September is upon us. That means it's time for the Metro Council to consider the question of ethics that they deferred at the end of June because the majority of them wanted to focus singularly on the budget rather than to multitask and to pass meaningful ethics legislation sooner rather than later. Unless they vote to defer it again, they are going to have to so something with their own Ethics Task Force's recommendations.
The first step at least 21 of them appear willing to take is to ban business and other private associations from providing their meals on Council nights. Unlike the current Council practice of accepting gifts over $25.00 without publicly reporting those gifts, the free meal program is not a huge influence-peddling mechanism. One free dinner from Group X is not nearly the same as accepting free Titans game tickets from Group Y's Personal Seat License or Season Suite arrangement. Therefore, the biggest ethics test for the Council is not this one. The biggest one is down the road: Council-at-Large member David Briley's bill requiring the Council's public accountability on gifts over $25.00.
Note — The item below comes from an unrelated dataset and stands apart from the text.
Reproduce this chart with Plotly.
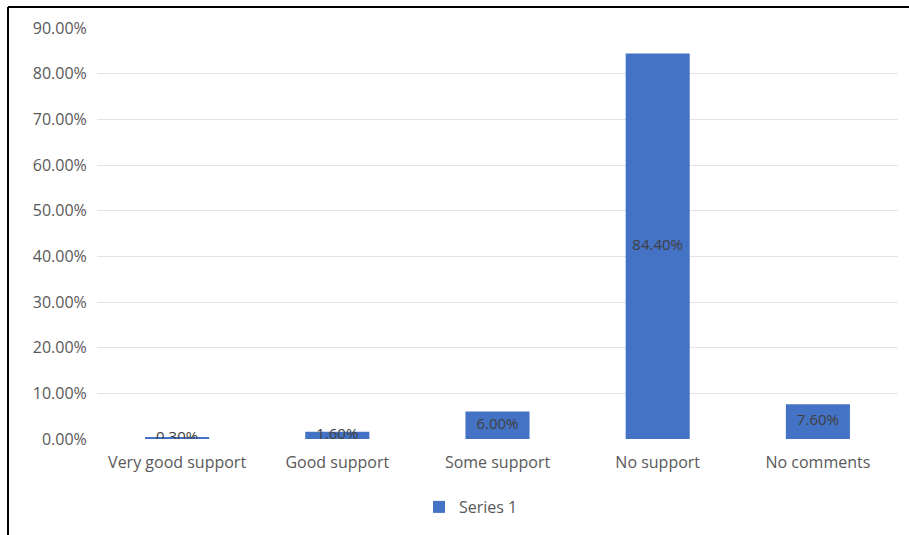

In the meantime, I endorse the current bill that would ban free meals from private groups. It is an appropriate first step that at least indicates that members are willing to appear above reproach. I am disappointed to see that groups with whom I am sympathetic--like the Arts Commission, neighborhood associations, the education association, and Tying Nashville Together--chose to participate in the meal-for-deals program. I understand the logic of tapping into power networks, but the propriety of the tap-lines should have been questioned. Rather than raising red flags and asking hard questions, many groups just went along for the ride.
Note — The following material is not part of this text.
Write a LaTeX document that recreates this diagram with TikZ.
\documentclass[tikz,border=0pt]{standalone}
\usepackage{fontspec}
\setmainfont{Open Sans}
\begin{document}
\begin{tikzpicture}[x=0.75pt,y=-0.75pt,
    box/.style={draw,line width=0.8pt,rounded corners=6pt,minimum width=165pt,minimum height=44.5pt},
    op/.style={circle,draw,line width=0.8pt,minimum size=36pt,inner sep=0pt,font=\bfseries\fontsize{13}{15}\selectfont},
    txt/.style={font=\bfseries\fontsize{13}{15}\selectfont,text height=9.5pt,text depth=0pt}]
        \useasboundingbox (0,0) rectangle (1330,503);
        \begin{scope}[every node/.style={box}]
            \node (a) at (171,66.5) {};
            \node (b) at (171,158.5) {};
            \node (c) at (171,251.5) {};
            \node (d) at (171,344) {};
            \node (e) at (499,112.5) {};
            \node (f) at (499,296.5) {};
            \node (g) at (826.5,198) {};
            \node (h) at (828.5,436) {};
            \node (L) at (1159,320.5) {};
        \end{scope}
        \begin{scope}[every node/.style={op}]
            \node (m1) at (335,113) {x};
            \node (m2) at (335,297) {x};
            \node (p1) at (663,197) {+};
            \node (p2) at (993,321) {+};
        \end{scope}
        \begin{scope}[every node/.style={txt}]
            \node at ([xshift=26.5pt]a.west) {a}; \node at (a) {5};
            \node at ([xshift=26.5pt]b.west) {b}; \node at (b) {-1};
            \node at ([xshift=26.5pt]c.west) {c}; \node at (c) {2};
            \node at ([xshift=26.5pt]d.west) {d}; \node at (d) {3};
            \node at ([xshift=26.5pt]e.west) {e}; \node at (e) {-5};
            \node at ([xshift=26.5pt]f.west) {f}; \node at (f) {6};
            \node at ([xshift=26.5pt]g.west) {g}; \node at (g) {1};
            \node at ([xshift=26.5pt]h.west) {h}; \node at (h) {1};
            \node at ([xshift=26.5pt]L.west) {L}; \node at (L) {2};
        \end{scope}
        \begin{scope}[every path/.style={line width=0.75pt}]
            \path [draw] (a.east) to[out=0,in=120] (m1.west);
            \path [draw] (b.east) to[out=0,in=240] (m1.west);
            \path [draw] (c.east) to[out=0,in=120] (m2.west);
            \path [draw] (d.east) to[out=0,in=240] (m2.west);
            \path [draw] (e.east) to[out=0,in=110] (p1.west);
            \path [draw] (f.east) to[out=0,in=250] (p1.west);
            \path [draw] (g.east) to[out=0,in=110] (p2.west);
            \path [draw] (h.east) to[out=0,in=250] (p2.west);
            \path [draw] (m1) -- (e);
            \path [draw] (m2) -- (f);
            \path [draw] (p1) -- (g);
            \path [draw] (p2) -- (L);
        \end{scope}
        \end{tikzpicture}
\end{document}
Having said that, I hasten to add that banning meals-for-deals does not go far enough as an ethical corrective. The Ethics Task Force did not even bother with it, because it represents such a piddling amount of money compared to unreported gifts to Council members. I hope that Council members Michael Craddock and John Summers and the other 21 sponsors of this bill aren't using it as a bone thrown out to us so that they can say they voted for meaningful ethics reform, while at the same time they both riddle Council member Briley's ethics bill and decimate the recommendations of the Ethics Task Force. Council member Charlie Tygard's resolution to defer ethics discussions to September was not a hopeful sign in June; even so, let's hope the meals-for-deals ban is a portent of important reform to come, rather than simply window dressing to cover the unchecked flow of gifts to Council members.